Question

Show that the matrix $$A=\left[\begin{array}{rrr} {1} & {-1} & {5} \\ {-1} & {2} & {1} \\ {5} & {1} & {3} \end{array}\right]$$is a symmetric matrix.

Answer

**step1** Understanding the definition of a symmetric matrix

A matrix is defined as symmetric if it is equal to its transpose. The transpose of a matrix, denoted as $$A^T$$, is formed by interchanging the rows and columns of the original matrix $$A$$. Therefore, to show that matrix $$A$$ is symmetric, we need to prove that $$A = A^T$$.
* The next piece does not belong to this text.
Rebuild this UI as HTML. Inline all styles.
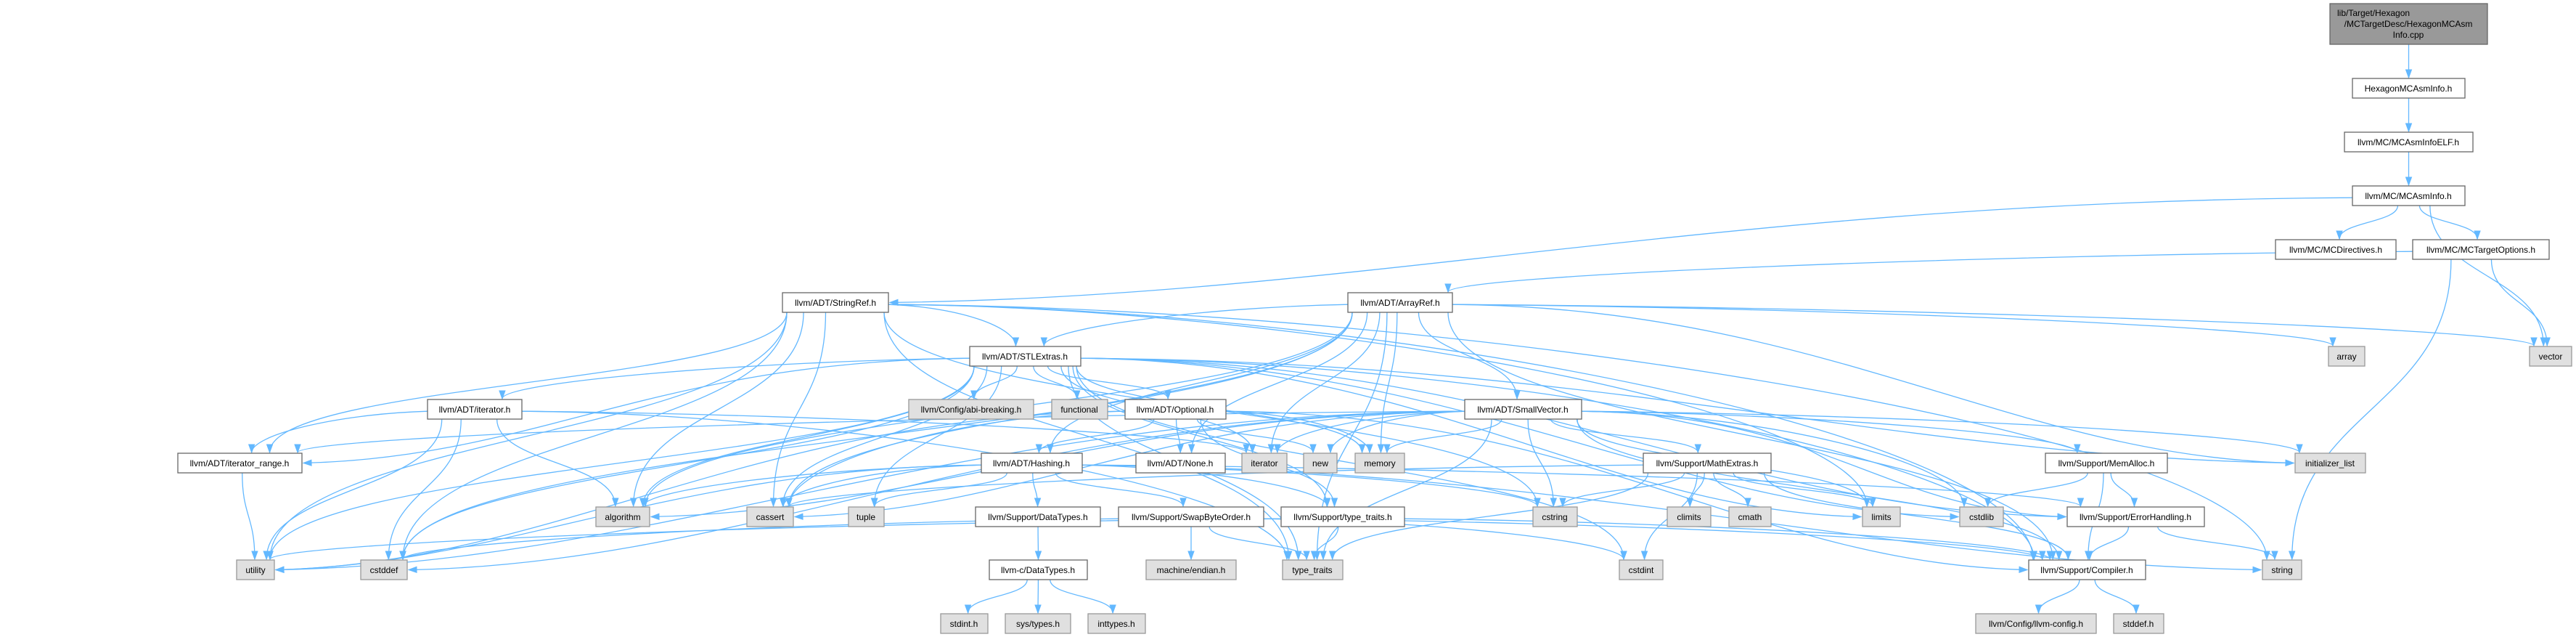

**step2** Identifying the given matrix

The given matrix is:
$$A=\left[\begin{array}{rrr} {1} & {-1} & {5} \\ {-1} & {2} & {1} \\ {5} & {1} & {3} \end{array}\right]$$

**step3** Calculating the transpose of matrix A

To find the transpose of matrix $$A$$, denoted as $$A^T$$, we take each row of matrix $$A$$ and write it as a column in $$A^T$$.
The first row of $$A$$ is $$\left[\begin{array}{rrr} {1} & {-1} & {5} \end{array}\right]$$. This becomes the first column of $$A^T$$.
The second row of $$A$$ is $$\left[\begin{array}{rrr} {-1} & {2} & {1} \end{array}\right]$$. This becomes the second column of $$A^T$$.
The third row of $$A$$ is $$\left[\begin{array}{rrr} {5} & {1} & {3} \end{array}\right]$$. This becomes the third column of $$A^T$$.
So, the transpose matrix $$A^T$$ is:
$$A^T=\left[\begin{array}{rrr} {1} & {-1} & {5} \\ {-1} & {2} & {1} \\ {5} & {1} & {3} \end{array}\right]$$

**step4** Comparing A with $$A^T$$

Now, we compare the original matrix $$A$$ with its calculated transpose $$A^T$$:
Original matrix $$A=\left[\begin{array}{rrr} {1} & {-1} & {5} \\ {-1} & {2} & {1} \\ {5} & {1} & {3} \end{array}\right]$$
Transpose matrix $$A^T=\left[\begin{array}{rrr} {1} & {-1} & {5} \\ {-1} & {2} & {1} \\ {5} & {1} & {3} \end{array}\right]$$
By comparing element by element, we can see that every element in matrix $$A$$ is exactly the same as the corresponding element in matrix $$A^T$$. For example, the element in the first row, second column of $$A$$ ($$-1$$) is equal to the element in the second row, first column of $$A$$ ($$-1$$). Similarly, the element in the first row, third column of $$A$$ ($$5$$) is equal to the element in the third row, first column of $$A$$ ($$5$$), and so on. This holds true for all elements.

**step5** Conclusion

Since we have found that $$A = A^T$$, based on the definition of a symmetric matrix, we can conclude that the given matrix $$A$$ is indeed a symmetric matrix.